Member of the National Assembly of Quebec for Outremont
- In office April 7, 2014 – August 23, 2018
- Preceded by: Philippe Couillard
- Succeeded by: riding redistributed

Member of the National Assembly of Quebec for Marguerite-Bourgeoys
- In office October 1, 2018 – August 28, 2022
- Preceded by: Robert Poëti
- Succeeded by: Fred Beauchemin

Minister of Higher Education
- In office February 22, 2016 – October 18, 2018
- Preceded by: Pierre Duchesne
- Succeeded by: Jean-François Roberge

Minister of Culture and Communications
- In office April 23, 2014 – February 22, 2016
- Preceded by: Maka Kotto
- Succeeded by: Luc Fortin

Personal details
- Born: December 13, 1953 (age 72) Montreal, Quebec
- Party: Liberal
- Parent(s): Paul David Nellie Maillard
- Relatives: Pierre David (brother) Françoise David (sister)
- Profession: Professor

= Hélène David =

Canadian politician

Hélène David (born 1953) is a Canadian politician, who was elected to the National Assembly of Quebec in the 2014 provincial election. She represented the electoral district of Outremont from 2014 to 2018, and represented the district of Marguerite-Bourgeoys from 2018 to 2022, as a member of the Quebec Liberal Party. David was Minister of Culture and Communications and Minister Responsible for the Protection and Promotion of the French Language from 2014 to 2016 in the Couillard government, then Minister Responsible for Higher Education from 2016 to 2018.

==Biography==

David was born, raised and educated in Outremont. She holds a PhD in clinical psychology from the Université de Montréal. In 1984 she started to work as an instructor in psychopathology and women's and maternal issues. She is also a member of various university committees, overseer of psychology graduate programs, deputy director of the Department of Psychology, and vice-rector of academic affairs, international relations, and the Francophonie at the university.

From 2008 to 2010 she was assistant deputy minister for higher education in the Ministry of Education, Recreation and Sports under then-Premier Jean Charest.

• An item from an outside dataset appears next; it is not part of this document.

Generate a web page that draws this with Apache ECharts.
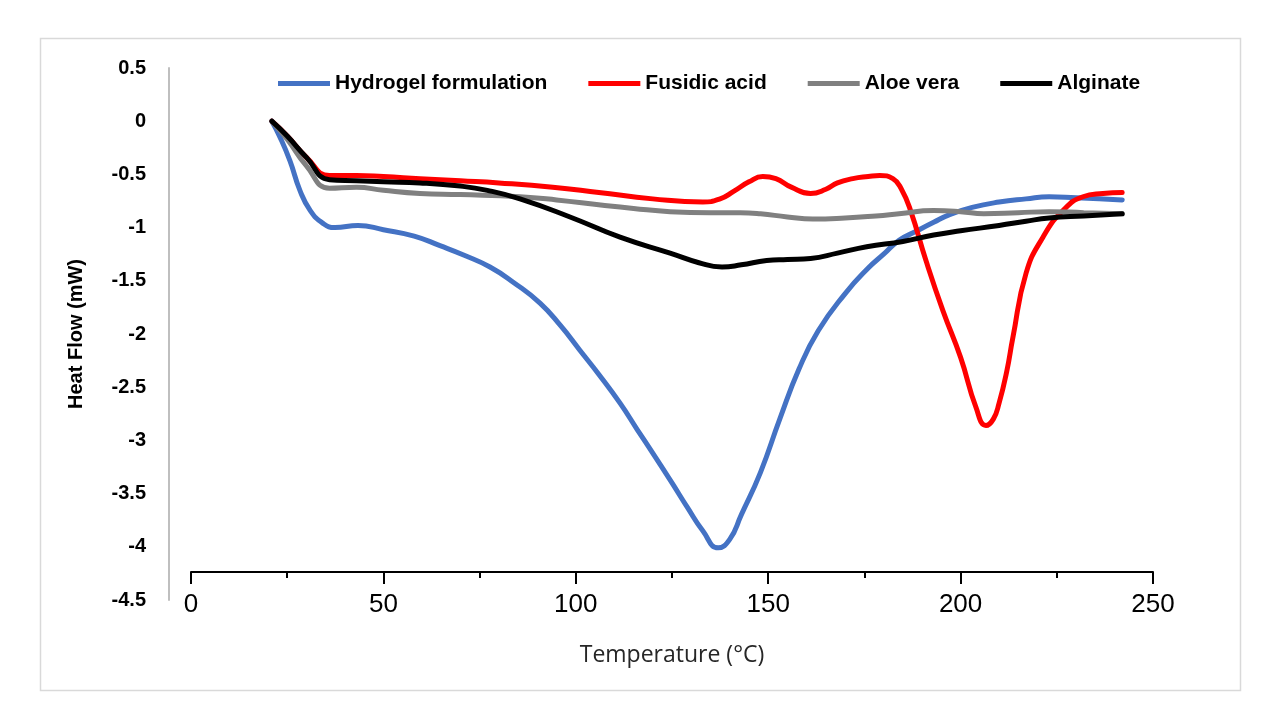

She received the Simone Chouinard Award from the Montreal Heart Institute Research Centre, and the International Cesare Sacerdoti Award from the International Psychoanalytical Association. In 1977 became a member of the Quebec College of Psychologists, and served for many years on the board of the Montreal Heart Institute.

==Personal life==

She is the younger sister of Françoise David, a member of the National Assembly for the Québec solidaire party from 2012 to 2017. When asked about her sister, she said that the two have "known for a long time that we're not necessarily from the same political family." Hélène is a federalist, while Françoise is a sovereigntist. However, Hélène shares Françoise's staunch feminism; she considers herself "allergic to all domination of women by men."

Her other siblings include Pierre David, a film producer, and Charles-Philippe David, a political science professor at the Université du Québec à Montréal.

Her father is Paul David, a former cardiologist and PC Senator under former Prime Minister Brian Mulroney.

On February 22, 2016, she became Minister of Higher Education.